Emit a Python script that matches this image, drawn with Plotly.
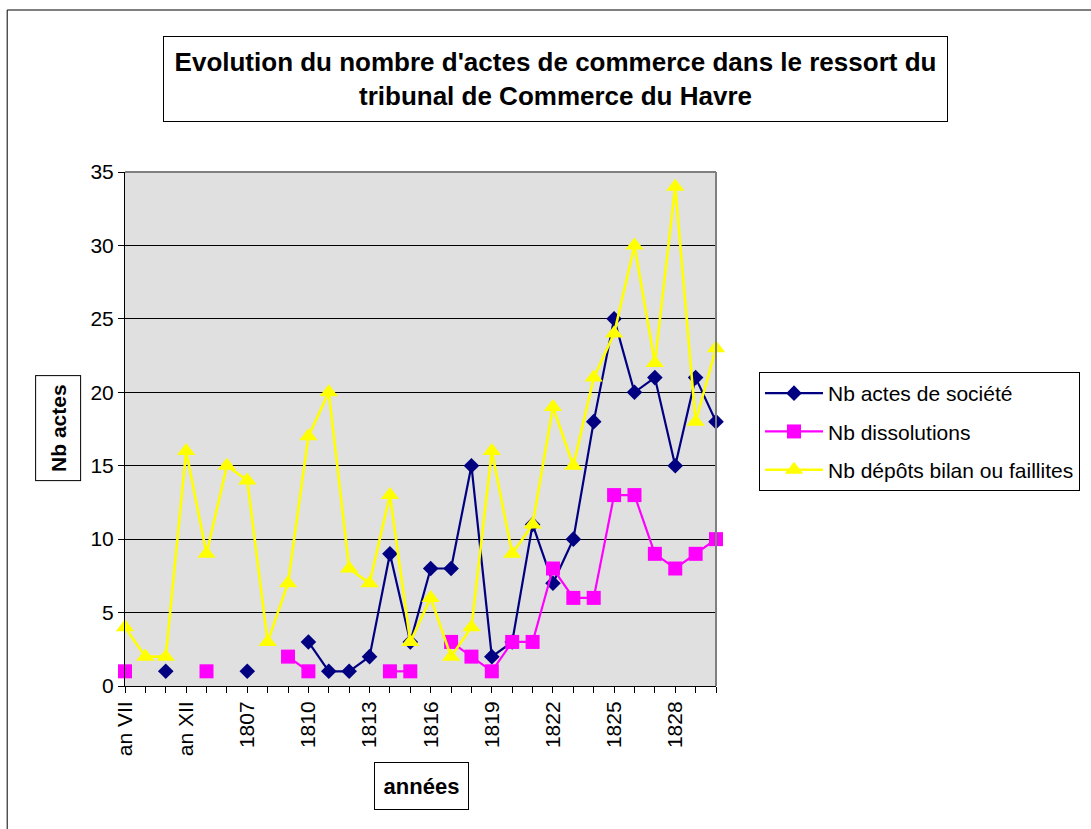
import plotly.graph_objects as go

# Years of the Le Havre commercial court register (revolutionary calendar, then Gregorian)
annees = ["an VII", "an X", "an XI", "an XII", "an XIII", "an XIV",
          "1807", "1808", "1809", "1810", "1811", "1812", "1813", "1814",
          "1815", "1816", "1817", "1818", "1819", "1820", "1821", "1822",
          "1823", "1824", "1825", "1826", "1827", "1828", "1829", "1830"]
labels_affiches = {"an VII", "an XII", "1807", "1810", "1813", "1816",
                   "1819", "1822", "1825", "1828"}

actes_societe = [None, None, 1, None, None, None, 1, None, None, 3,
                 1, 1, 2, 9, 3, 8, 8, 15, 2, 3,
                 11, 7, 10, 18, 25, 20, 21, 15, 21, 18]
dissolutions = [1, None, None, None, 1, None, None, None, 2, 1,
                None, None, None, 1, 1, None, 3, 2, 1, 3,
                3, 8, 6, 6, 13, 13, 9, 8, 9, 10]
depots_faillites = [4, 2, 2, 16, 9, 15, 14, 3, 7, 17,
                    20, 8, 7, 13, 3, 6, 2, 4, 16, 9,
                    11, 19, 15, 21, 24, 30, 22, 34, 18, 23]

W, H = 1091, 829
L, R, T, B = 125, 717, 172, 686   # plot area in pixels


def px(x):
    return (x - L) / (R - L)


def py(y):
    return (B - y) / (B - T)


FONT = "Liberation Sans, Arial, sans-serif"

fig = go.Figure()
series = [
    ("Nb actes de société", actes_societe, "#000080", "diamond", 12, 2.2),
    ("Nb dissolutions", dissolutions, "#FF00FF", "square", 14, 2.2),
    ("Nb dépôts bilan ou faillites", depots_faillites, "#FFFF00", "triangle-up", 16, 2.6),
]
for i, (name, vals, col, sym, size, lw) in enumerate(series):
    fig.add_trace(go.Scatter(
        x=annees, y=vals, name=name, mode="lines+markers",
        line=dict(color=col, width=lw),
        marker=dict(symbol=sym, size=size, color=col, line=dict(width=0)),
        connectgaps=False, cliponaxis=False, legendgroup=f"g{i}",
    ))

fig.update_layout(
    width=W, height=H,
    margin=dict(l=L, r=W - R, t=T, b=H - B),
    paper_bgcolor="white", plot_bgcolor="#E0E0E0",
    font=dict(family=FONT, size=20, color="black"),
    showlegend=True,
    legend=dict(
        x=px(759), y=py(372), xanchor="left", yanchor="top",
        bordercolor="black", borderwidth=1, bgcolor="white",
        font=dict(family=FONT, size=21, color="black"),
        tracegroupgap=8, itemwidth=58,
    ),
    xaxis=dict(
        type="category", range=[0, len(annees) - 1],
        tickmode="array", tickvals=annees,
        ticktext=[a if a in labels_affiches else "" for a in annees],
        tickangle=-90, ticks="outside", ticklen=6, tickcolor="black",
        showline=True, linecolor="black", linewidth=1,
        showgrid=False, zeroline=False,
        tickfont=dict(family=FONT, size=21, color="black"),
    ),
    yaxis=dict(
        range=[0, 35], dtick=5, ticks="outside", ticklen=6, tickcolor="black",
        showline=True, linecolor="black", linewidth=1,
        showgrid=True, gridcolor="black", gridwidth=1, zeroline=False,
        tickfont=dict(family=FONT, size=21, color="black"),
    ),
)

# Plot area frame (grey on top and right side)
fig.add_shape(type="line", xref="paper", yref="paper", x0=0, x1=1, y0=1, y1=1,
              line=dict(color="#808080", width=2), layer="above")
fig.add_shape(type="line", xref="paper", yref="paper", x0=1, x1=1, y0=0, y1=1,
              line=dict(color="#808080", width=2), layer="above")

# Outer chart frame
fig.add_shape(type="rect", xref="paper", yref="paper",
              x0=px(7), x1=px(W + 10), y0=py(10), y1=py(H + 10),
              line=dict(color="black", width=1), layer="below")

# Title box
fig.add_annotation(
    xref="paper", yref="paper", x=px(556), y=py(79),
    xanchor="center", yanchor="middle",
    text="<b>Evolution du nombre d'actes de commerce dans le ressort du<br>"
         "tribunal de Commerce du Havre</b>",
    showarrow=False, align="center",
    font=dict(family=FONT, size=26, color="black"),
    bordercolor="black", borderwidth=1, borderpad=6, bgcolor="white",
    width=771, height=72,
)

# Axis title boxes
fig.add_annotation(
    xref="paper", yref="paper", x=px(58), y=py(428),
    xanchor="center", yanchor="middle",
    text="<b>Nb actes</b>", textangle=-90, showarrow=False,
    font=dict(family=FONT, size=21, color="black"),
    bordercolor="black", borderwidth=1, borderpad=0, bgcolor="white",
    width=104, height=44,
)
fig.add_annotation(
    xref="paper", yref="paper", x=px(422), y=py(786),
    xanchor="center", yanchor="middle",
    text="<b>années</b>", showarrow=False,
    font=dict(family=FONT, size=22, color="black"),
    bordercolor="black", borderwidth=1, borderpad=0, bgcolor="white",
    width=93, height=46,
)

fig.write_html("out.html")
========================
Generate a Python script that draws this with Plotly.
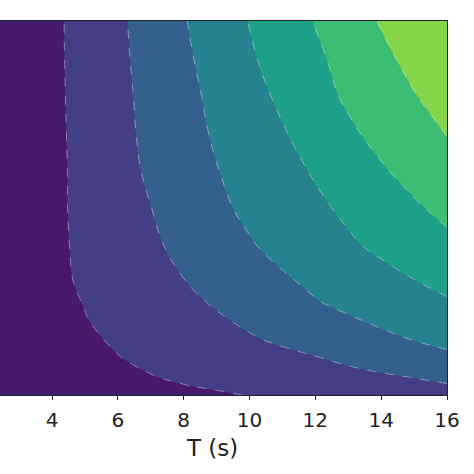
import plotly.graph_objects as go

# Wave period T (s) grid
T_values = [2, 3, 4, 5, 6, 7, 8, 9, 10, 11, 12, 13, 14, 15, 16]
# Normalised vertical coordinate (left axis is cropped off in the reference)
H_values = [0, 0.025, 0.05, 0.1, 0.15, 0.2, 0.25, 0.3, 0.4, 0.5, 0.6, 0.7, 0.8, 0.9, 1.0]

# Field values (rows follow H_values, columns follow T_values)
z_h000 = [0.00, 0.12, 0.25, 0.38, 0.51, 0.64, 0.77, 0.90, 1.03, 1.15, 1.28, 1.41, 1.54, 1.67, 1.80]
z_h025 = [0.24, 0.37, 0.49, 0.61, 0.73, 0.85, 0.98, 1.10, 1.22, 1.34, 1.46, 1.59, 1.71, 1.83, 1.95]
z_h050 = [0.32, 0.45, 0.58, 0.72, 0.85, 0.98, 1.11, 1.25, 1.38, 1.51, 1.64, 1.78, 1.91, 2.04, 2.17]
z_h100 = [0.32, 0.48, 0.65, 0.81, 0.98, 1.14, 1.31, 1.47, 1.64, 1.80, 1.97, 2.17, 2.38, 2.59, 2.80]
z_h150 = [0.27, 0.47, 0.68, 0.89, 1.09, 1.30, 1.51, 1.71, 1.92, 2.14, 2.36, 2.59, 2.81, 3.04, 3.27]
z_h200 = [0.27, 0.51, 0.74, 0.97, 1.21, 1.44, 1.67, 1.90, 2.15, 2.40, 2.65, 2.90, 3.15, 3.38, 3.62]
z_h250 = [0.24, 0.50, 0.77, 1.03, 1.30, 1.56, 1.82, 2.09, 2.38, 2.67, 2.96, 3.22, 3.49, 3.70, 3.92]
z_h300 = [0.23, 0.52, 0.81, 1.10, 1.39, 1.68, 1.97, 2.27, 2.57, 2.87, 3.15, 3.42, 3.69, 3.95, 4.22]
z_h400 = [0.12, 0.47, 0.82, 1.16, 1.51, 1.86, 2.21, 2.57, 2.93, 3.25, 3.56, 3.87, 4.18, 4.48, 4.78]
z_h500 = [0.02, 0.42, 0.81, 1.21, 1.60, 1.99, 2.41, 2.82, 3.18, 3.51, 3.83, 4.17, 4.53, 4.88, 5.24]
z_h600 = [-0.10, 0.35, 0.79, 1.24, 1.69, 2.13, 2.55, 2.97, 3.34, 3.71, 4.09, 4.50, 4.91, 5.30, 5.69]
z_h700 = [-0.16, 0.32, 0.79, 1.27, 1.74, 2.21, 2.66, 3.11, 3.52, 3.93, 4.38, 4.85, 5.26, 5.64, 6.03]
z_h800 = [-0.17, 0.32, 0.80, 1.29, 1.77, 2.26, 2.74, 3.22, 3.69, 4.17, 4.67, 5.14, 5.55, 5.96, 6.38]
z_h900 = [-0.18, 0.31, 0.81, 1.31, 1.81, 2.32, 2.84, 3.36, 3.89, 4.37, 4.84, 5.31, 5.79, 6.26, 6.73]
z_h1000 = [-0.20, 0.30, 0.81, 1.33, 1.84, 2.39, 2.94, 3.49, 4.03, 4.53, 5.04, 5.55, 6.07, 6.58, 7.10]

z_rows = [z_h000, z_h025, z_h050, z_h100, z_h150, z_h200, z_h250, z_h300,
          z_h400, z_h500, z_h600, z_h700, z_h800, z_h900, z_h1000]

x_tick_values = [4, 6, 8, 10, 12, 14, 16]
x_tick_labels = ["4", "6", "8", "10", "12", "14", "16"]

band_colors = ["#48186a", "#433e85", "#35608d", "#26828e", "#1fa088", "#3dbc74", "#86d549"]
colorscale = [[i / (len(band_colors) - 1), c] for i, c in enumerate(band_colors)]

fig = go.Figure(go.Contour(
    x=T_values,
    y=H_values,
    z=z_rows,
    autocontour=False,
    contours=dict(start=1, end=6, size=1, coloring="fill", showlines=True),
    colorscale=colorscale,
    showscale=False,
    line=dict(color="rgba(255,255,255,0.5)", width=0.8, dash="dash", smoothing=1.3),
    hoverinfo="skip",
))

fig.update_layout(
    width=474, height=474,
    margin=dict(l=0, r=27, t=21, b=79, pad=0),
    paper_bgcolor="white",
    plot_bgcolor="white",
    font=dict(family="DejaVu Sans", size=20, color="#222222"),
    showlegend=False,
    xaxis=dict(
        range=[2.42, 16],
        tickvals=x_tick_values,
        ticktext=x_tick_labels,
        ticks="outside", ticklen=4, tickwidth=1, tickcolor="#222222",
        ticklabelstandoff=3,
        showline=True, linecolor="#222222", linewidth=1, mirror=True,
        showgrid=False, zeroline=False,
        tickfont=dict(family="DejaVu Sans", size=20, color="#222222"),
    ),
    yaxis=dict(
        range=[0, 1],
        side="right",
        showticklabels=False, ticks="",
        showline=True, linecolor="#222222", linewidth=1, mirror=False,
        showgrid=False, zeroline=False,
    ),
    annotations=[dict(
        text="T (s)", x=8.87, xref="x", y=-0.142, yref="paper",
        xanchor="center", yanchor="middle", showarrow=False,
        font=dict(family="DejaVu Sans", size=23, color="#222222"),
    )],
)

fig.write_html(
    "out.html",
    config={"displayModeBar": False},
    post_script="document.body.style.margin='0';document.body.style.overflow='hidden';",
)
========================
* _The task_: Nothing but the lines from the one with "Generate a Python" down to the one with "0.8, 0.9, 1.0]" should be printed, both of them included. Leave out the pictures.

* _Full solution_:
Generate a Python script that draws this with Plotly.
import plotly.graph_objects as go

# Wave period T (s) grid
T_values = [2, 3, 4, 5, 6, 7, 8, 9, 10, 11, 12, 13, 14, 15, 16]
# Normalised vertical coordinate (left axis is cropped off in the reference)
H_values = [0, 0.025, 0.05, 0.1, 0.15, 0.2, 0.25, 0.3, 0.4, 0.5, 0.6, 0.7, 0.8, 0.9, 1.0]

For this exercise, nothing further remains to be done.